How the Coil Converts Energy
In a motor, electrical current is supplied to the coil, which is situated within a strong magnetic field. The movement is governed by the Lorentz force, where a current-carrying conductor experiences a physical force perpendicular to both the current flow and the field lines. This force creates torque, which spins the motor shaft.
In contrast, a generator uses electromagnetic induction to produce electricity. When the armature coil is mechanically rotated—often by a turbine or engine—it moves relative to a stationary magnetic field, causing the conductive wire to “cut” the magnetic flux lines. This relative motion induces an electromotive force, or voltage, across the coil’s ends. The magnitude of the induced voltage is proportional to the speed of the coil and the strength of the magnetic field.
Components and Construction
The core structure is a cylindrical assembly of thin, laminated sheets of soft iron or steel. This core provides a low-resistance path for magnetic field lines, concentrating the flux around the windings. The core is constructed from laminations, rather than a solid block, to reduce energy losses from eddy currents—circulating electrical currents induced within the material.
The conductive winding, typically insulated copper wire, is wrapped around the core and seated in slots along its outer surface. Copper is selected for its high electrical conductivity, minimizing energy loss from resistance. An insulating layer separates the copper windings from the metal core and adjacent windings to prevent short circuits. A short circuit can bypass turns of the coil, reducing efficiency and generating damaging heat.
Everyday Devices Using Armature Coils
Armature coils perform either a motor or generator function in many devices. Many high-speed household appliances rely on the motor action, converting electrical input into mechanical rotation. Examples include vacuum cleaners, blenders, and handheld power tools like drills, where the rotating armature drives fans, blades, or gear trains.
Conversely, many automotive components utilize the generator action. The alternator recharges the car battery while the engine is running, using mechanical rotation from the engine to spin an armature-like winding, generating electrical power through induction. Starter motors, which initially crank the engine, are also motor-action devices containing an armature coil to deliver high-torque mechanical force.
Why Armature Coils Fail
The most common reason for armature coil failure is the thermal breakdown of the insulation. Overheating, often caused by the machine drawing excessive current due to an overload or a mechanical jam, degrades the coil’s insulation. As the insulation weakens, a short circuit can develop between adjacent turns or between the winding and the metal core. This shorted path causes a localized surge in current and rapid heating, accelerating the insulation failure.

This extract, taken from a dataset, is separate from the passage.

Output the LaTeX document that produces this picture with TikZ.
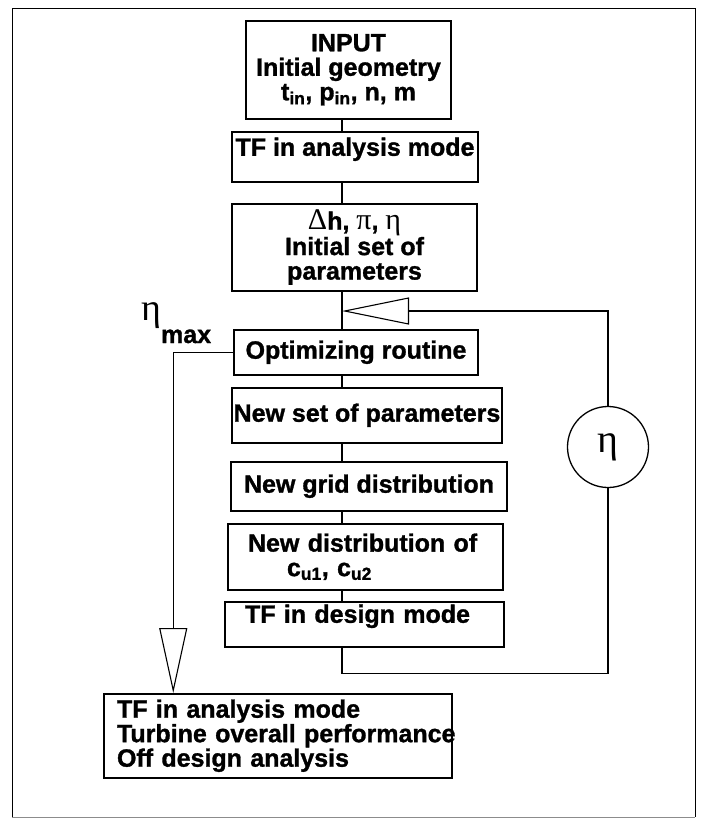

Mechanical stress is a secondary cause of failure, particularly in high-speed or high-vibration applications. Constant thermal expansion and contraction of the copper windings and the steel core can fatigue the wire and insulation, causing physical breaks or insulation cracks. Wear on the commutator—the part that connects the rotating armature to the stationary electrical circuit—can also lead to poor electrical contact, resulting in excessive sparking and localized heat that damages the coil ends.